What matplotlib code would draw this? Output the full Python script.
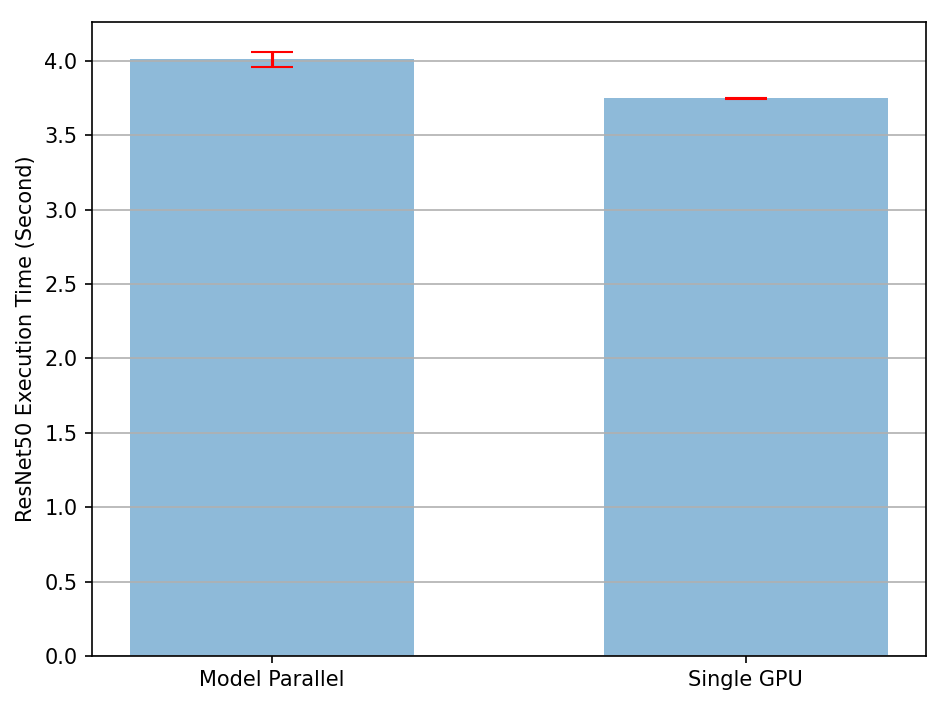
import numpy as np
import matplotlib
matplotlib.use("Agg")
import matplotlib.pyplot as plt

labels = ["Model Parallel", "Single GPU"]
means = [4.01, 3.75]
stds = [0.05, 0.003]

fig = plt.figure(figsize=(951 / 150, 703 / 150), dpi=150)
ax = fig.add_axes([0.0967, 0.067, 0.877, 0.902])
x = np.arange(len(labels))
ax.bar(x, means, 0.6, yerr=stds, alpha=0.5, ecolor="red", capsize=10, align="center")
ax.set_xticks(x)
ax.set_xticklabels(labels)
ax.set_ylabel("ResNet50 Execution Time (Second)")
ax.yaxis.grid(True)
fig.savefig("out.png", dpi=150)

════

→ PROBLEM DESCRIPTION
Repeat the listing in full and exactly. Leave any pictures out.

→ ANSWER TO THIS TASK
What matplotlib code would draw this? Output the full Python script.
import numpy as np
import matplotlib
matplotlib.use("Agg")
import matplotlib.pyplot as plt

labels = ["Model Parallel", "Single GPU"]
means = [4.01, 3.75]
stds = [0.05, 0.003]

fig = plt.figure(figsize=(951 / 150, 703 / 150), dpi=150)
ax = fig.add_axes([0.0967, 0.067, 0.877, 0.902])
x = np.arange(len(labels))
ax.bar(x, means, 0.6, yerr=stds, alpha=0.5, ecolor="red", capsize=10, align="center")
ax.set_xticks(x)
ax.set_xticklabels(labels)
ax.set_ylabel("ResNet50 Execution Time (Second)")
ax.yaxis.grid(True)
fig.savefig("out.png", dpi=150)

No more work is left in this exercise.